La cultura del nemico ha sempre avuto molta fortuna.
Atavici, mostruosi esseri, capaci di qualsiasi nefandezza, opposti ai salvatori dell’universo.Nella logica dello scaricabarile ha sempre funzionato. Macerie di prima, lasciti nefandi, non è stata colpa mia.
L’elenco è lungo, sublimato in una delle scene più memorabili della storia del cinema, quando un lurido, viscido, immenso John Belushi invoca il perdono di Carrie Fisher, all’interno di una fogna, elencando tutte le piaghe bibliche che gli avrebbero impedito di sposarla. E’ un trionfo. “Sono state le cavallette, una tremenda inondazione, il funerale di mia madre, un terremoto, non ucciderci…”
L’arte del governo fa da sempre rima con quella della dissimulazione, ma il giochino ormai riesce a fare presa solo sui più derelitti.
Le mirabolanti promesse di cambiare il mondo si scontrano con le contraddizioni e i compromessi della realtà reale, ed è allora che i miti crollano, mentre il superomismo di hitleriana memoria naufraga miseramente, travolto dalle sconfitte dei sogni impossibili.
Il fact checking è dunque un elemento indispensabile per uscire dai racconti sbagliati dell’errore.
Se il grande Edgar Allan Poe aveva scelto l’orrore, non possiamo negare che anche l’orrido erroneo abbia il suo disgustoso fascino.
Proprio come John, strisciante e simpatico, nello scolo della cloaca in cui si getta, disperato, per salvarsi la pelle. E’ un ricorso storico, ogni volta che si deve passare dalle parole ai fatti, “ha stato un altro”: quello di prima, lo straniero, l’ebreo, il banchiere “massoplutoturbonico.”
Ultimamente però la vicenda è diventata ancora più pirotecnica. Manine di Canterville che di notte mutavano il testo dei decreti legge, lettere aperte, tra dettati e scritture, che provavano a cambiare il mondo, in una versione riveduta e scorretta dei fratelli Caponi.
E lo spread? Semplice, me ne frego, perché si sa che quelli sono antipatici e con loro, se continuano a fare i cattivi, non gioco più, mai più, proprio mai più, ecco!

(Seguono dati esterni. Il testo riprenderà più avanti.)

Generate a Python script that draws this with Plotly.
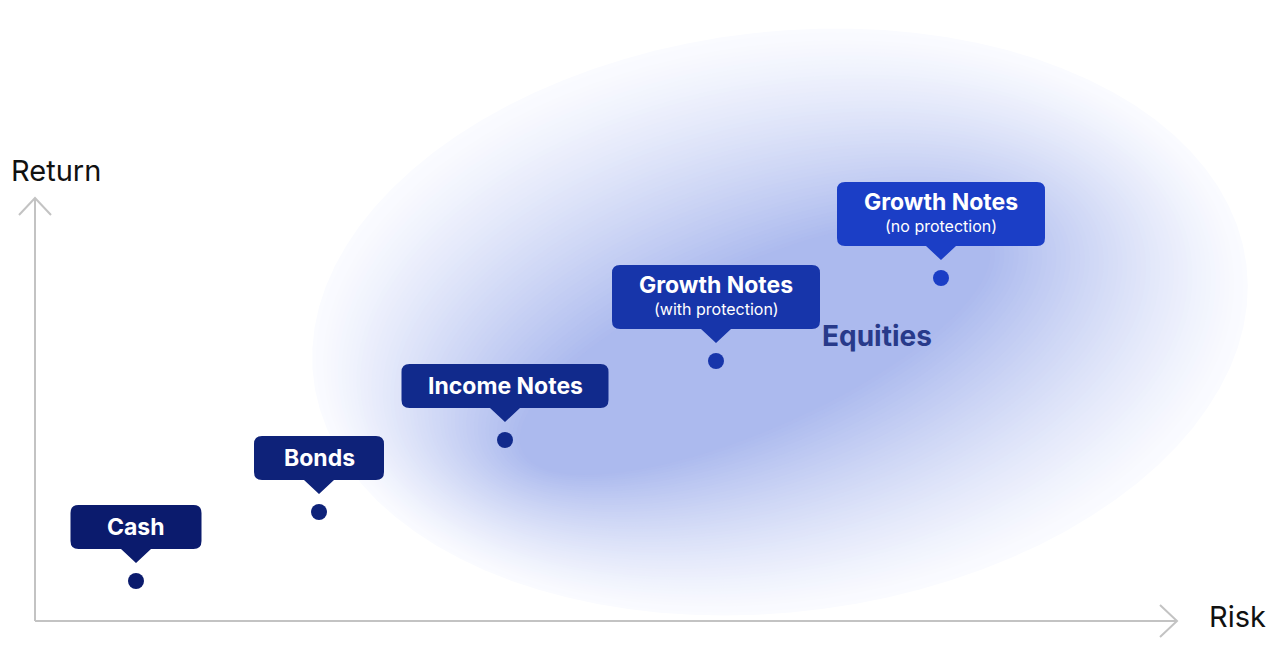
import numpy as np
import plotly.graph_objects as go

# Asset classes on the risk / return ladder
names = ["Cash", "Bonds", "Income Notes", "Growth Notes", "Growth Notes"]
subtitles = ["", "", "", "(with protection)", "(no protection)"]
risk = [1.01, 2.84, 4.70, 6.81, 9.06]
ret = [0.40, 1.09, 1.81, 2.60, 3.43]
colors = ["#0b1b6d", "#0e2279", "#112a8c", "#1735aa", "#1b3ec6"]

# bubble widths (in axis units, 1 unit = 100px)
box_w = [1.31, 1.30, 2.07, 2.08, 2.08]

axis_color = "#c3c3c3"
font = "Inter"

fig = go.Figure()

# soft "Equities" glow - stacked ellipses from pale edge to the blue core
shapes = []
n_layers = 56
theta = np.linspace(0, 2 * np.pi, 90)
outer = dict(cx=7.45, cy=2.99, a=4.70, b=2.90, rot=7)
inner = dict(cx=7.20, cy=2.74, a=2.55, b=0.82, rot=24)
edge_rgb = np.array([250, 251, 255])
core_rgb = np.array([172, 186, 238])
for k in range(n_layers):
    t = k / (n_layers - 1)
    cx = outer["cx"] + t * (inner["cx"] - outer["cx"])
    cy = outer["cy"] + t * (inner["cy"] - outer["cy"])
    a = outer["a"] + t * (inner["a"] - outer["a"])
    b = outer["b"] + t * (inner["b"] - outer["b"])
    rot = np.radians(outer["rot"] + t * (inner["rot"] - outer["rot"]))
    px = cx + a * np.cos(theta) * np.cos(rot) - b * np.sin(theta) * np.sin(rot)
    py = cy + a * np.cos(theta) * np.sin(rot) + b * np.sin(theta) * np.cos(rot)
    path = "M " + " L ".join(f"{x:.3f},{y:.3f}" for x, y in zip(px, py)) + " Z"
    c = edge_rgb + (core_rgb - edge_rgb) * t ** 1.2
    shapes.append(dict(type="path", path=path, xref="x", yref="y", layer="below",
                       fillcolor=f"rgb({c[0]:.0f},{c[1]:.0f},{c[2]:.0f})",
                       line=dict(width=0)))

# axes with open arrow heads
shapes.append(dict(type="line", x0=0, y0=0, x1=0, y1=4.23, xref="x", yref="y",
                   line=dict(color=axis_color, width=2)))
shapes.append(dict(type="path", path="M -0.16,4.06 L 0,4.23 L 0.16,4.06",
                   xref="x", yref="y", line=dict(color=axis_color, width=2)))
shapes.append(dict(type="line", x0=0, y0=0, x1=11.42, y1=0, xref="x", yref="y",
                   line=dict(color=axis_color, width=2)))
shapes.append(dict(type="path", path="M 11.25,0.16 L 11.42,0 L 11.25,-0.16",
                   xref="x", yref="y", line=dict(color=axis_color, width=2)))

annotations = []
r = 0.08
for i in range(len(names)):
    cx = risk[i]
    h = 0.64 if subtitles[i] else 0.44
    yb = ret[i] + 0.32
    yt = yb + h
    x0 = cx - box_w[i] / 2
    x1 = cx + box_w[i] / 2
    tip = ret[i] + 0.18
    path = (f"M {x0 + r},{yt} L {x1 - r},{yt} Q {x1},{yt} {x1},{yt - r} "
            f"L {x1},{yb + r} Q {x1},{yb} {x1 - r},{yb} "
            f"L {cx + 0.15},{yb} L {cx},{tip} L {cx - 0.15},{yb} "
            f"L {x0 + r},{yb} Q {x0},{yb} {x0},{yb + r} "
            f"L {x0},{yt - r} Q {x0},{yt} {x0 + r},{yt} Z")
    shapes.append(dict(type="path", path=path, xref="x", yref="y",
                       fillcolor=colors[i], line=dict(width=0)))
    if subtitles[i]:
        annotations.append(dict(x=cx, y=yt - 0.195, text=f"<b>{names[i]}</b>",
                                showarrow=False, font=dict(family=font, size=23, color="white")))
        annotations.append(dict(x=cx, y=yt - 0.44, text=subtitles[i],
                                showarrow=False, font=dict(family=font, size=16, color="white")))
    else:
        annotations.append(dict(x=cx, y=(yt + yb) / 2, text=f"<b>{names[i]}</b>",
                                showarrow=False, font=dict(family=font, size=23, color="white")))

annotations.append(dict(x=-0.26, y=4.51, text="Return", xanchor="left", showarrow=False,
                        font=dict(family=font, size=29, color="#111111")))
annotations.append(dict(x=11.72, y=0.05, text="Risk", xanchor="left", showarrow=False,
                        font=dict(family=font, size=29, color="#111111")))
annotations.append(dict(x=8.42, y=2.85, text="<b>Equities</b>", showarrow=False,
                        font=dict(family=font, size=28, color="#283a8a")))

fig.add_trace(go.Scatter(
    x=risk, y=ret, mode="markers",
    marker=dict(size=16, color=colors, line=dict(width=0)),
    hoverinfo="skip", showlegend=False,
))

# page body adds 8px offset, so ranges are shifted to put the origin at (35, 621)
fig.update_layout(
    width=1280, height=657,
    margin=dict(l=0, r=0, t=0, b=0),
    paper_bgcolor="white", plot_bgcolor="white",
    shapes=shapes, annotations=annotations,
    xaxis=dict(range=[-0.27, 12.53], visible=False, fixedrange=True),
    yaxis=dict(range=[-0.44, 6.13], visible=False, fixedrange=True),
)

fig.write_html("out.html")
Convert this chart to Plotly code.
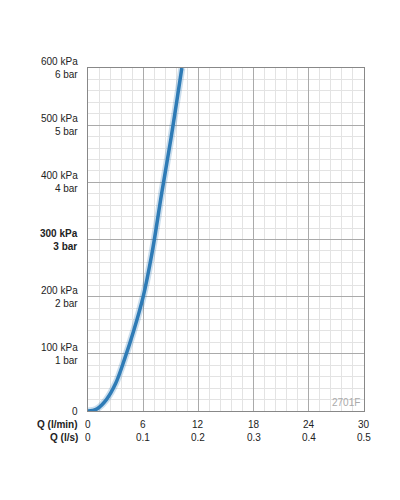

Osservo la mia piccola Giulia, che di fronte ad ogni marachella si chiede: “e mò?” Come a dire: io non c’entro… non sono stata io… e noto giocose e tremende assonanze.
Il buco, il famoso buco di bilancio, quello che non manca mai. L’amico scomodo di mille e non più mille perigliose avventure nell’arte medievale della giostra tra i conti pubblici. Comunque basta! Basta con questo disfattismo, lasciamoli lavorare, non critichiamo, né disturbiamo, perché il mentre non sia una scomoda e faticosa ricerca della verità. Chiudiamo gli occhi, come in un bel sogno, voliamo direttamente dal prima, dalle accise uccise e disfatte, ai rincari delle sigarette.
Dal reddito per tutti, novello “pilu” di “Qualunquiana” memoria, al sussidio per pochi. “Podere al popolo” lo hanno già detto e le vignette sulle vaste terre che toccheranno a Simba, solo se papà leone avrà altri due figli, hanno già ampiamente descritto il sale della vicenda.
Coltivatori ancestrali, tornati nudi alla nuda terra, renderemo reale la mia immodesta definizione dell’evoluzione della specie: da homo sapiens a homo nudus, perché sembra che davvero non abbiamo più nulla. A chi daremo la colpa? Semplice, a Mister X, il misterioso faccendiere di Tana delle Tigri. La benda sull’occhio ce l’ha, è pronto e lo siamo anche noi. Ha stato lui a mettere il sale nel nostro cappuccino.